A verb appearing as rea or raita in notes on The Rivers and Beacon-hills of Gondor from 1967-69, with glosses “make network or lace” and “catch in a net” as derivatives of the root √RAY “net, knit, contrive network or lace; involve in a network, enlace” (VT42/11). In a draft of this etymology appearing in Late Notes on Verb Structure (LVS) from 1969, the verb was simply glossed “to net” and the root was glossed “net; knit (contrive a network); catch, involve (in a net)”, while the verb’s present form †rea was marked as archaic beside modern[?] ráya, along with a strong past raine (PE22/159).
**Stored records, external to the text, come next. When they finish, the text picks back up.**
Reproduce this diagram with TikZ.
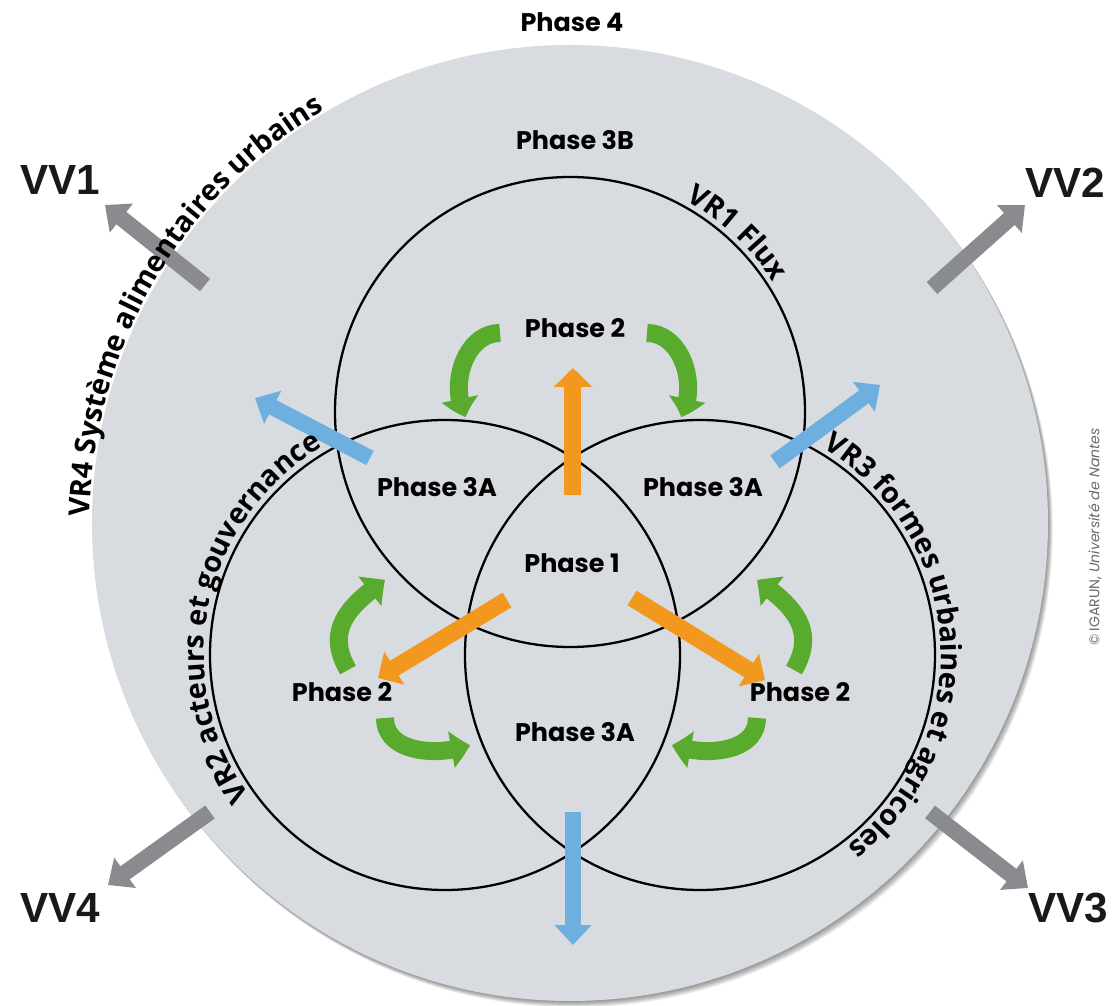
\documentclass[tikz,border=0pt]{standalone}
\usepackage{fontspec}
\usetikzlibrary{arrows.meta,bending,calc,decorations.text}

\newfontfamily\phasefont{Poppins}
\newfontfamily\vrfont{Open Sans}
\newfontfamily\vvfont{Liberation Sans}

\definecolor{discgray}{RGB}{216,219,223}
\definecolor{vvgray}{RGB}{137,139,142}
\definecolor{flowblue}{RGB}{109,176,224}
\definecolor{floworange}{RGB}{243,152,30}
\definecolor{loopgreen}{RGB}{88,171,44}
\definecolor{creditgray}{RGB}{105,105,108}

\begin{document}
\begin{tikzpicture}[scale=2,
    phase/.style={font=\phasefont\bfseries\fontsize{14.5}{16}\selectfont},
    vv/.style={font=\vvfont\bfseries\fontsize{24}{27}\selectfont, text=black!90},
    ring/.style={draw=black, line width=1.3pt},
    grayarrow/.style={vvgray, line width=0.32cm, -{Triangle[width=0.72cm,length=0.42cm]}},
    bluearrow/.style={flowblue, line width=0.32cm, -{Triangle[width=0.72cm,length=0.40cm]}},
    orangearrow/.style={floworange, line width=0.34cm, -{Triangle[width=0.75cm,length=0.38cm]}},
    greenarrow/.style={loopgreen, line width=0.36cm, -{Triangle[width=0.72cm,length=0.38cm,bend]}},
    vrtext/.style={decorate, decoration={text along path, text align=center,
        text={|\vrfont\bfseries\fontsize{16.4}{18}\selectfont|#1}}}
]
    \useasboundingbox (-5.70,-4.83) rectangle (5.48,5.23);
    \fill[white] (-5.70,-4.83) rectangle (5.48,5.23);

    % phase 4 disc and its shadow
    \foreach \k in {1,...,8}
        \fill[black, opacity=0.06] (0.006*\k,-0.008*\k) circle (4.78);
    \fill[discgray] (0,0) circle (4.78);

    \coordinate (c1) at (0,1.11);
    \coordinate (c2) at (-1.25,-1.32);
    \coordinate (c3) at (1.30,-1.32);
    \draw[ring] (c1) circle (2.35);
    \draw[ring] (c2) circle (2.35);
    \draw[ring] (c3) circle (2.35);

    \node[phase] (p4) at (0.02,5.01) {Phase 4};
    \node[phase] (p3b) at (0.05,3.83) {Phase 3B};
    \node[phase] (p2t) at (0.05,1.95) {Phase 2};
    \node[phase] (p3l) at (-1.33,0.36) {Phase 3A};
    \node[phase] (p3r) at (1.33,0.36) {Phase 3A};
    \node[phase] (p1) at (0.02,-0.40) {Phase 1};
    \node[phase] (p2l) at (-2.28,-1.69) {Phase 2};
    \node[phase] (p2r) at (2.30,-1.69) {Phase 2};
    \node[phase] (p3d) at (0.05,-2.09) {Phase 3A};

    \node[vv] (vv1) at (-5.10,3.43) {VV1};
    \node[vv] (vv2) at (4.95,3.40) {VV2};
    \node[vv] (vv3) at (4.98,-3.85) {VV3};
    \node[vv] (vv4) at (-5.10,-3.85) {VV4};

    % outgoing arrows
    \coordinate (g1a) at (-3.65,2.38);  \coordinate (g1b) at (-4.65,3.18);
    \coordinate (g2a) at (3.62,2.35);   \coordinate (g2b) at (4.55,3.18);
    \coordinate (g3a) at (3.60,-2.89);  \coordinate (g3b) at (4.58,-3.65);
    \coordinate (g4a) at (-3.60,-2.89); \coordinate (g4b) at (-4.62,-3.62);
    \draw[grayarrow] (g1a) -- (g1b);
    \draw[grayarrow] (g2a) -- (g2b);
    \draw[grayarrow] (g3a) -- (g3b);
    \draw[grayarrow] (g4a) -- (g4b);

    \coordinate (b1a) at (-2.00,0.65);  \coordinate (b1b) at (-3.15,1.25);
    \coordinate (b2a) at (2.05,0.61);   \coordinate (b2b) at (3.10,1.38);
    \coordinate (b3a) at (0.03,-2.89);  \coordinate (b3b) at (0.03,-4.22);
    \draw[bluearrow] (b1a) -- (b1b);
    \draw[bluearrow] (b2a) -- (b2b);
    \draw[bluearrow] (b3a) -- (b3b);

    \coordinate (o1a) at (0.03,0.28);   \coordinate (o1b) at (0.03,1.55);
    \coordinate (o2a) at (-0.63,-0.77); \coordinate (o2b) at (-1.92,-1.55);
    \coordinate (o3a) at (0.62,-0.75);  \coordinate (o3b) at (1.95,-1.57);
    \draw[orangearrow] (o1a) -- (o1b);
    \draw[orangearrow] (o2a) -- (o2b);
    \draw[orangearrow] (o3a) -- (o3b);

    % loops round each phase 2
    \draw[greenarrow] (-0.70,1.90) to[out=180,in=120] (-1.04,1.06);
    \draw[greenarrow] (0.77,1.90) to[out=0,in=60] (1.11,1.06);
    \draw[greenarrow] (-2.22,-1.47) to[out=120,in=215,looseness=1.2] (-1.85,-0.57);
    \draw[greenarrow] (2.24,-1.47) to[out=60,in=-35,looseness=1.2] (1.87,-0.57);
    \draw[greenarrow] (-1.85,-1.95) to[out=-90,in=200] (-1.00,-2.22);
    \draw[greenarrow] (1.87,-1.95) to[out=-90,in=-20] (1.02,-2.22);

    % ring names
    \path[vrtext={VR4 Système alimentaires urbains}] (190:4.80) arc[start angle=190, end angle=110, radius=4.80];
    \path[vrtext={VR1 Flux}] ($(c1)+(80:2.41)$) arc[start angle=80, end angle=14, radius=2.41];
    \path[vrtext={VR2 acteurs et gouvernance}] ($(c2)+(220:2.41)$) arc[start angle=220, end angle=116, radius=2.41];
    \path[vrtext={VR3 formes urbaines et agricoles}] ($(c3)+(65:2.41)$) arc[start angle=65, end angle=-58, radius=2.41];

    \node[rotate=90, font=\phasefont\fontsize{8}{9}\selectfont, text=creditgray] (credit) at (5.25,-0.14) {© IGARUN, \textit{Université de Nantes}};
\end{tikzpicture}
\end{document}
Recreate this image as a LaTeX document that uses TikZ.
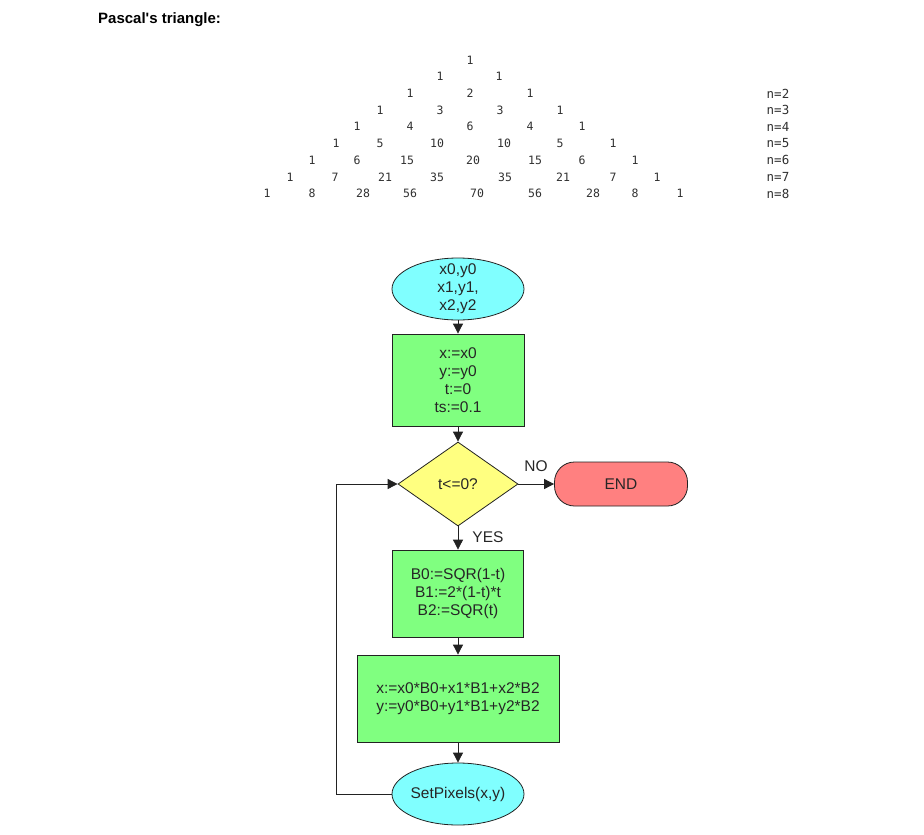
\documentclass[tikz,border=0pt]{standalone}
\usepackage{fontspec}
\setmainfont{Liberation Sans}
\setmonofont{DejaVu Sans Mono}
\newfontfamily\titlefont{Liberation Sans}[Ligatures=TeXOff]
\usetikzlibrary{shapes.geometric,arrows.meta}
\definecolor{numgray}{HTML}{303030}
\definecolor{cyanfill}{HTML}{80FFFF}
\definecolor{greenfill}{HTML}{80FF80}
\definecolor{yellowfill}{HTML}{FFFF80}
\definecolor{redfill}{HTML}{FF8080}
\definecolor{linec}{HTML}{222222}
\tikzset{
  num/.style={font=\ttfamily\fontsize{11.5}{14}\selectfont, text=numgray, inner sep=0},
  flowtext/.style={font=\fontsize{15.5}{18}\selectfont, text=black!85, align=center},
  ell/.style={flowtext, ellipse, draw=linec, line width=0.8pt, fill=cyanfill, inner sep=-4pt, minimum width=132pt, minimum height=62pt},
  procbox/.style={flowtext, rectangle, draw=linec, line width=0.8pt, fill=greenfill, inner sep=0},
  decision/.style={flowtext, diamond, draw=linec, line width=0.8pt, fill=yellowfill, inner sep=0, minimum width=120pt, minimum height=84pt},
  term/.style={flowtext, rectangle, rounded corners=20pt, draw=linec, line width=0.8pt, fill=redfill, minimum width=133pt, minimum height=44pt},
  conn/.style={draw=linec, line width=0.8pt, -{Triangle[length=10pt,width=10pt]}},
  lbl/.style={flowtext, inner sep=0}
}
\begin{document}
\begin{tikzpicture}[x=1pt,y=-1pt]
\path[use as bounding box] (0,0) rectangle (924,835);
\node[anchor=west, font=\titlefont\bfseries\fontsize{15}{16}\selectfont, inner sep=0] (title) at (98,20) {Pascal's triangle:};
% Pascal triangle
\foreach \x/\t [count=\i] in {470/1} \node[num] (r0c\i) at (\x,60) {\t};
\foreach \x/\t [count=\i] in {440/1,499/1} \node[num] (r1c\i) at (\x,76.7) {\t};
\foreach \x/\t [count=\i] in {410/1,470/2,530/1} \node[num] (r2c\i) at (\x,93.4) {\t};
\foreach \x/\t [count=\i] in {380/1,440/3,500/3,560/1} \node[num] (r3c\i) at (\x,110.1) {\t};
\foreach \x/\t [count=\i] in {357/1,410/4,470/6,530/4,582/1} \node[num] (r4c\i) at (\x,126.8) {\t};
\foreach \x/\t [count=\i] in {336/1,380/5,437/10,504/10,560/5,613/1} \node[num] (r5c\i) at (\x,143.5) {\t};
\foreach \x/\t [count=\i] in {312/1,357/6,407/15,473/20,535/15,582/6,635/1} \node[num] (r6c\i) at (\x,160.2) {\t};
\foreach \x/\t [count=\i] in {290/1,335/7,385/21,437/35,505/35,563/21,613/7,657/1} \node[num] (r7c\i) at (\x,176.9) {\t};
\foreach \x/\t [count=\i] in {267/1,312/8,363/28,410/56,477/70,535/56,593/28,635/8,680/1} \node[num] (r8c\i) at (\x,193.6) {\t};
\foreach \k in {2,...,8} \node[num, font=\ttfamily\fontsize{12.5}{14}\selectfont] (n\k) at (778,{60+16.7*\k}) {n=\k};
% Flowchart
\node[ell] (start) at (458,289) {x0,y0\\x1,y1,\\x2,y2};
\node[procbox, minimum width=132pt, minimum height=92pt] (init) at (458,380) {x:=x0\\y:=y0\\t:=0\\ts:=0.1};
\node[decision] (cond) at (458,484) {t<=0?};
\node[term] (end) at (621,484) {END};
\node[procbox, minimum width=131pt, minimum height=87pt] (bern) at (458,593.5) {B0:=SQR(1-t)\\B1:=2*(1-t)*t\\B2:=SQR(t)};
\node[procbox, minimum width=202pt, minimum height=87pt] (calc) at (458,698.5) {x:=x0*B0+x1*B1+x2*B2\\y:=y0*B0+y1*B1+y2*B2};
\node[ell] (pix) at (458,794) {SetPixels(x,y)};
\draw[conn] (start) -- (init);
\draw[conn] (init) -- (cond);
\draw[conn] (cond) -- (end);
\draw[conn] (cond) -- (bern);
\draw[conn] (bern) -- (calc);
\draw[conn] (calc) -- (pix);
\coordinate (lb) at (336,794);
\coordinate (lt) at (336,484);
\draw[conn] (pix.west) -- (lb) -- (lt) -- (cond.west);
\node[lbl] (no) at (536,466) {NO};
\node[lbl] (yes) at (488,537) {YES};
\end{tikzpicture}
\end{document}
Neo-Quenya: For purposes of Neo-Quenya I would use the easier-to-conjugate verb form raita with strong-past raine and (modernized) present raitea, and would assume rea was archaic. Compare its homonym raita- “smile” which has a half-strong past reante “smiled” (PE17/182).
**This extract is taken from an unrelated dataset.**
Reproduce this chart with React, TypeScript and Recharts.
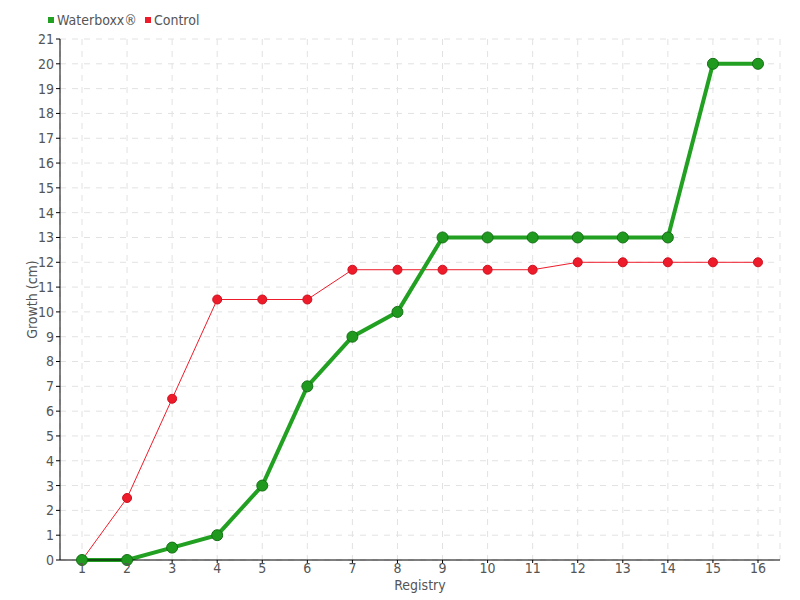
import { LineChart, Line, XAxis, YAxis, CartesianGrid, Legend, Label } from "recharts";

const registry = ["1", "2", "3", "4", "5", "6", "7", "8", "9", "10", "11", "12", "13", "14", "15", "16"];
const waterboxx = [0, 0, 0.5, 1, 3, 7, 9, 10, 13, 13, 13, 13, 13, 13, 20, 20];
const control = [0, 2.5, 6.5, 10.5, 10.5, 10.5, 11.7, 11.7, 11.7, 11.7, 11.7, 12, 12, 12, 12, 12];
const yTicks = Array.from({ length: 22 }, (_, i) => i);

const data = registry.map((r, i) => ({ registry: r, waterboxx: waterboxx[i], control: control[i] }));

const font = "'DejaVu Sans Condensed', 'Liberation Sans Narrow', 'DejaVu Sans', sans-serif";
const textColor = "#555";
const textStyle = { fill: textColor, fontSize: 14, fontFamily: font, fontStretch: "condensed" };

const renderLegend = () => (
  <div style={{ display: "flex", alignItems: "center", fontFamily: font, fontStretch: "condensed", fontSize: 14, color: textColor }}>
    <span style={{ width: 6, height: 6, background: "#22a022", display: "inline-block", marginRight: 3 }} />
    <span style={{ marginRight: 8 }}>Waterboxx®</span>
    <span style={{ width: 6, height: 6, background: "#ee1c2a", display: "inline-block", marginRight: 3 }} />
    <span>Control</span>
  </div>
);

const App = () => {
  return (
    <div style={{ position: "absolute", left: 0, top: 0, width: 800, height: 600, background: "#fff" }}>
      <LineChart width={800} height={600} data={data} margin={{ top: 23, right: 20, bottom: 0, left: 20 }}>
        <CartesianGrid strokeDasharray="6 6" stroke="#e2e2e2" />
        <XAxis
          dataKey="registry"
          padding={{ left: 22, right: 22 }}
          stroke="#000"
          tick={textStyle}
          tickSize={3}
          tickMargin={0}
          height={40}
        >
          <Label value="Registry" position="insideTop" offset={20} style={textStyle} />
        </XAxis>
        <YAxis
          domain={[0, 21]}
          ticks={yTicks}
          interval={0}
          stroke="#000"
          tick={textStyle}
          tickSize={4}
          width={40}
        >
          <Label value="Growth (cm)" angle={-90} position="insideLeft" offset={12} style={{ ...textStyle, textAnchor: "middle" }} />
        </YAxis>
        <Legend verticalAlign="top" align="left" content={renderLegend} wrapperStyle={{ top: 12, left: 48 }} />
        <Line
          dataKey="control"
          name="Control"
          stroke="#ee1c2a"
          strokeWidth={1}
          dot={{ r: 4.5, fill: "#ee1c2a", stroke: "#d01020", strokeWidth: 1 }}
          isAnimationActive={false}
        />
        <Line
          dataKey="waterboxx"
          name="Waterboxx®"
          stroke="#22a022"
          strokeWidth={4}
          dot={{ r: 5.5, fill: "#1f9a1f", stroke: "#157015", strokeWidth: 1 }}
          isAnimationActive={false}
        />
      </LineChart>
    </div>
  );
};

export default App;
A verb for “smile” in notes probably from the late 1950s, base the root √RAY of similar meaning and having a half-strong past reante (PE17/182). It was connected to the name Gilraen.
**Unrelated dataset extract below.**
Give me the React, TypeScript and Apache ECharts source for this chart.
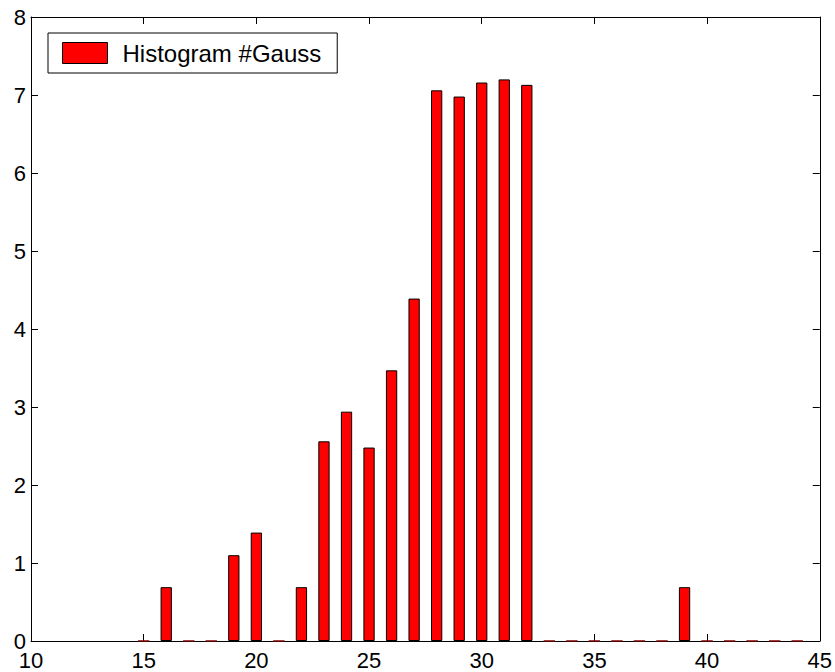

Conceptual Development: In notes from the late 1960s Gilraen was still connected to √RAY, but the root’s gloss was changed to “net, knit”, and the verb raita- was translated “make network or lace; catch in a net” (VT42/11-12).
Neo-Quenya: Very likely these two meanings for the verb were not compatible in Tolkien’s mind. However, since we have no better words for “smile”, I would retain raita- “smile” for purpose of Neo-Quenya as a homonym of raita- “net or lace” with distinct past forms: half-strong reante “smiled” vs. strong raine “netted, laced, made net/lace”.